Dragalia Lost is an action RPG played with touchscreen controls, with a fully playable single-player experience that's supported by four player co-op multiplayer on top of that. The game is developed by Cygames, the studio's first collaborative effort with Nintendo, and even resulted in Nintendo buying five percent of that company's stock. Dragalia Lost was also Nintendo's first IP to ever be released for mobile devices before appearing on a Nintendo device first. When Dragalia Lost first launched, it quickly shot up to become the highest spend-per-install rate among any Nintendo mobile titles.
While Dragalia Lost now sits behind Fire Emblem Heroes in that regard - with Dragalia's $33 per install falling just shy of Fire Emblem's $38 - that hasn't slowed its growth much, and the game is officially the second most profitable Nintendo mobile title according to a report from Sensor Tower. Dragalia Lost has now eclipsed the $100 million revenue mark, placing it just ahead of Animal Crossing: Pocket Camp's $99 million and well behind Fire Emblem Heroes' $591 million. Dragalia Lost's totals are impressive given the fact the game saw a limited worldwide release, meaning it's tracking very well in the markets it is available in.

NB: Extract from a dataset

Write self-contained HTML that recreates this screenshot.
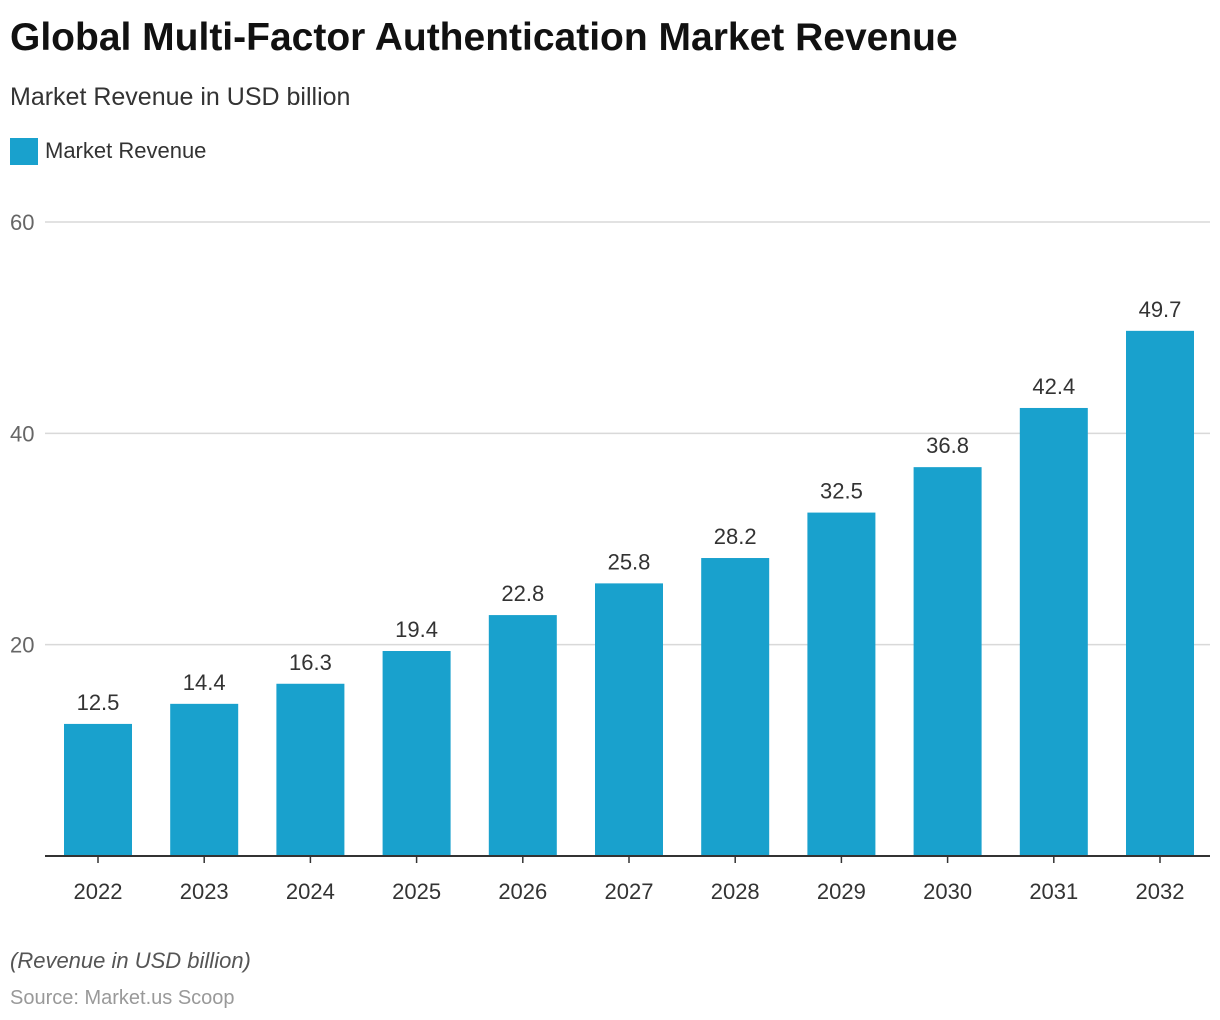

One of those markets is Japan, which makes up more than half of the total player spending of the game's global revenue. Dragalia Lost has earned $58 million in Japan alone, while US players have contributed $21 million. Hong Kong players are the biggest supporters of the game after install, however, averaging $63 in spending after download. 20% of Nintendo's mobile income has come from Dragalia Lost, which puts the game in rarefied air - at least for Nintendo mobile titles. For even more context, the games that Dragalia Lost is currently performing better than all have long-standing fanbases: Animal Crossing: Pocket Camp, Mario Run, and Dr. Mario World are all behind in the race, although the latter has only launched recently.
Dragalia Lost is an example of what seems to be working in mobile games recently - a title that's made by a big-time development studio in partnership with a company that can fund the advertising and resources necessary to maximize reach. Dragalia Lost is a genuinely good game, and it's not surprising to see it eclipse other titles that felt more like cash-ins on popular properties rather than something that was innovating in its own right. It will be interesting to see if Nintendo is ever tempted to take Dragalia Lost's success and attempt to port it to one of their own devices, too - that could be a big indicator of the strength of mobile gaming, and potential platform cross-overs, in the future.